The message of the cross, the wisdom of God, is summed up in this bit of foolishness we heard at the end of the first reading: Do justice, and love kindness, and be humble, and try to stick with God. Where in our world today is any of that regarded as the path to anything that matters? It’s stupid. It’s just... sad!
And it is the wisdom of God.
Today we arrive at that moment in the church year where we sit together to govern the church. Almost seventy years ago a former rector of this church summed up the purpose of the Annual Meeting beautifully: To take stock of the past; to plan for the future; to express our constitutional right of self-government in our democratic church; and to have fellowship with one another.
But as we gather this morning we do well to remember what the purpose of a parish is—what the purpose of our parish is, and what our purpose is in being here.
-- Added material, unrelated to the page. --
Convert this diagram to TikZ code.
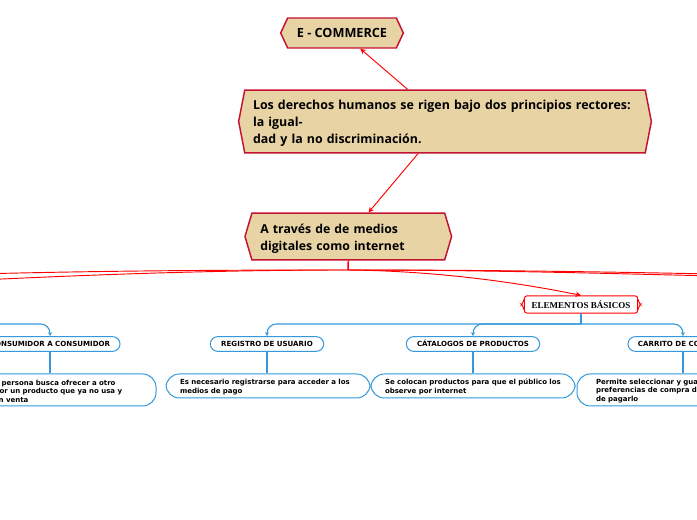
\documentclass[tikz,border=0pt]{standalone}
\usepackage{fontspec}
\setmainfont{Open Sans}
\newfontfamily\boxfont{DejaVu Sans}
\newfontfamily\serifont{Liberation Serif}
\usepackage{xcolor}
\usetikzlibrary{shapes.symbols, arrows.meta}
\definecolor{titlefill}{RGB}{232, 211, 165}
\definecolor{titleline}{RGB}{196, 18, 48}
\definecolor{linkred}{RGB}{255, 0, 0}
\definecolor{linkblue}{RGB}{52, 152, 219}

\begin{document}
\begin{tikzpicture}[x=0.75pt, y=-0.75pt,
    every node/.style={align=left},
    titlebox/.style={signal, signal to=west and east, draw=titleline, fill=titlefill, line width=1.1pt, inner ysep=0pt, font=\bfseries},
    headbox/.style={draw=linkblue, fill=white, rounded corners=5.5pt, line width=0.75pt, minimum height=11pt, inner sep=0pt, align=center, font=\boxfont\bfseries\fontsize{5.3}{6.4}\selectfont, execute at begin node={\rule[-0.6pt]{0pt}{5.2pt}}},
    textbox/.style={draw=linkblue, fill=white, rounded corners=10pt, line width=0.75pt, inner xsep=10.5pt, inner ysep=0pt, font=\boxfont\bfseries\fontsize{5.25}{6.4}\selectfont, execute at begin node={\rule{0pt}{5.6pt}}},
    redlink/.style={draw=linkred, line width=0.7pt},
    redarrow/.style={redlink, -{Stealth[length=4pt, width=4pt]}},
    bluelink/.style={draw=linkblue, line width=0.85pt},
    bluearrow/.style={bluelink, rounded corners=7pt, -{Stealth[length=3pt, width=3pt]}}]
        \useasboundingbox (0, 0) rectangle (697, 520);
        \clip (0, 0) rectangle (697, 520);

        % Main titles
        \node[titlebox, signal pointer angle=130, minimum width=92pt, minimum height=22.5pt, inner xsep=6.5pt, font=\bfseries\fontsize{9.5}{12}\selectfont] (ecommerce) at (342, 33) {E - COMMERCE};
        \node[titlebox, signal pointer angle=158, text width=288pt, minimum height=47pt, inner xsep=6.2pt, font=\bfseries\fontsize{9.3}{12.75}\selectfont, execute at begin node={\rule{0pt}{10.2pt}}] (derechos) at (445, 121.5) {Los derechos humanos se rigen bajo dos principios rectores:\\la igual-\\dad y la no discriminación.};
        \node[titlebox, signal pointer angle=147, text width=132pt, minimum height=35pt, inner xsep=6.3pt, font=\bfseries\fontsize{9.2}{12.75}\selectfont, execute at begin node={\rule{0pt}{10.2pt}}] (medios) at (348.3, 236.5) {A través de de medios\\digitales como internet};

        % Hubs and branches that leave the page
        \coordinate (redhub) at (348, 270);
        \coordinate (redoff1) at (-60, 275);
        \coordinate (redoff2) at (-60, 282);
        \coordinate (redoff3) at (760, 275);
        \coordinate (redoff4) at (760, 277);
        \coordinate (bluehub) at (581, 324);
        \coordinate (blueoff) at (-60, 324);

        % Second level
        \node[draw=linkred, fill=white, rounded corners=2pt, line width=0.75pt, minimum width=85pt, minimum height=13pt, inner sep=0pt, align=center, font=\serifont\bfseries\fontsize{6.75}{8}\selectfont] (elementos) at (581, 304.5) {ELEMENTOS BÁSICOS};

        % Headings
        \node[headbox, minimum width=105pt] (consumidor) at (50, 344) {CONSUMIDOR A CONSUMIDOR};
        \node[headbox, minimum width=85pt] (registro) at (267, 344) {REGISTRO DE USUARIO};
        \node[headbox, minimum width=100pt] (catalogos) at (473, 344) {CÁTALOGOS DE PRODUCTOS};
        \node[headbox, minimum width=82.5pt] (carrito) at (683, 344) {CARRITO DE COMPRAS};

        % Descriptions
        \node[textbox, text width=130.5pt, inner xsep=14.25pt, minimum height=24pt] (consumidortext) at (50, 390) {\hspace*{15.75pt}Una persona busca ofrecer a otro\\\hspace*{23.75pt}por un producto que ya no usa y\\\hspace*{23.25pt}en venta};
        \node[textbox, text width=132pt, minimum height=18pt] (registrotext) at (268, 386) {Es necesario registrarse para acceder a los\\medios de pago};
        \node[textbox, text width=132pt, minimum height=18pt] (catalogostext) at (473, 386) {Se colocan productos para que el público los\\observe por internet};
        \node[textbox, text width=130.5pt, inner xsep=14.25pt, minimum height=24pt] (carritotext) at (683, 390) {Permite seleccionar y guardar las\\preferencias de compra de\\de pagarlo};

        % Connections
        \draw[redarrow] (derechos) -- (ecommerce);
        \draw[redarrow] (derechos) -- (medios);
        \draw[redlink, line width=1.1pt] (medios.south) -- (redhub);
        \draw[redlink] (redhub) .. controls (200, 270) and (80, 271) .. (redoff1);
        \draw[redlink] (redhub) .. controls (200, 270) and (60, 276) .. (redoff2);
        \draw[redlink] (redhub) .. controls (500, 270) and (620, 272) .. (redoff3);
        \draw[redlink] (redhub) .. controls (500, 270) and (620, 274) .. (redoff4);
        \draw[redarrow] (redhub) .. controls (440, 271) and (520, 283) .. (elementos.north);

        \draw[bluelink] (elementos.south) -- (bluehub);
        \draw[bluearrow] (bluehub) -| (registro.north);
        \draw[bluearrow] (bluehub) -| (catalogos.north);
        \draw[bluearrow] (bluehub) -| (carrito.north);
        \draw[bluearrow] (blueoff) -| (consumidor.north);

        \draw[bluelink] (consumidor.south) -- (consumidortext.north);
        \draw[bluelink] (registro.south) -- (registro.south |- registrotext.north);
        \draw[bluelink] (catalogos.south) -- (catalogostext.north);
        \draw[bluelink] (carrito.south) -- (carritotext.north);

        % Side marks of the second level
        \draw[redlink, rounded corners=1pt] (elementos.west) ++(0, -5) -- ++(-1, 3.5) -- ++(-1.5, 1.5) -- ++(1.5, 1.5) -- ++(1, 3.5);
        \draw[redlink, rounded corners=1pt] (elementos.east) ++(0, -5) -- ++(1, 3.5) -- ++(1.5, 1.5) -- ++(-1.5, 1.5) -- ++(-1, 3.5);
\end{tikzpicture}
\end{document}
It is to hear the message of the cross. It is to learn the wisdom of God. And it is to find the strength in ourselves to live by that wisdom, and to advocate for it, even when—especially when—it puts us at odds with the wisdom of the world.
The purpose of a parish is to help each one of us be better bearers of that message, and to do it by being together. The purpose of our parish is to give us the friends, the support, the guidance, the examples to help us see and feel and be touched by the wisdom of God—so that we can be bearers of that message when we are not here, and in places where what we know to be true is ignored, or ridiculed, or worse.
That is what the place is about, and that is the work we are called to do when we gather here—no matter what day of the week or what time of the day. And it is to that purpose that we rededicate ourselves today, as for the one hundred and twentieth time we gather to take counsel together about the ways in which God is calling us now to speak in our own day, in our own places, to our own children and our neighbors and our coworkers and our friends, in ways that they can hear from us or see in us, the message of the cross. Amen.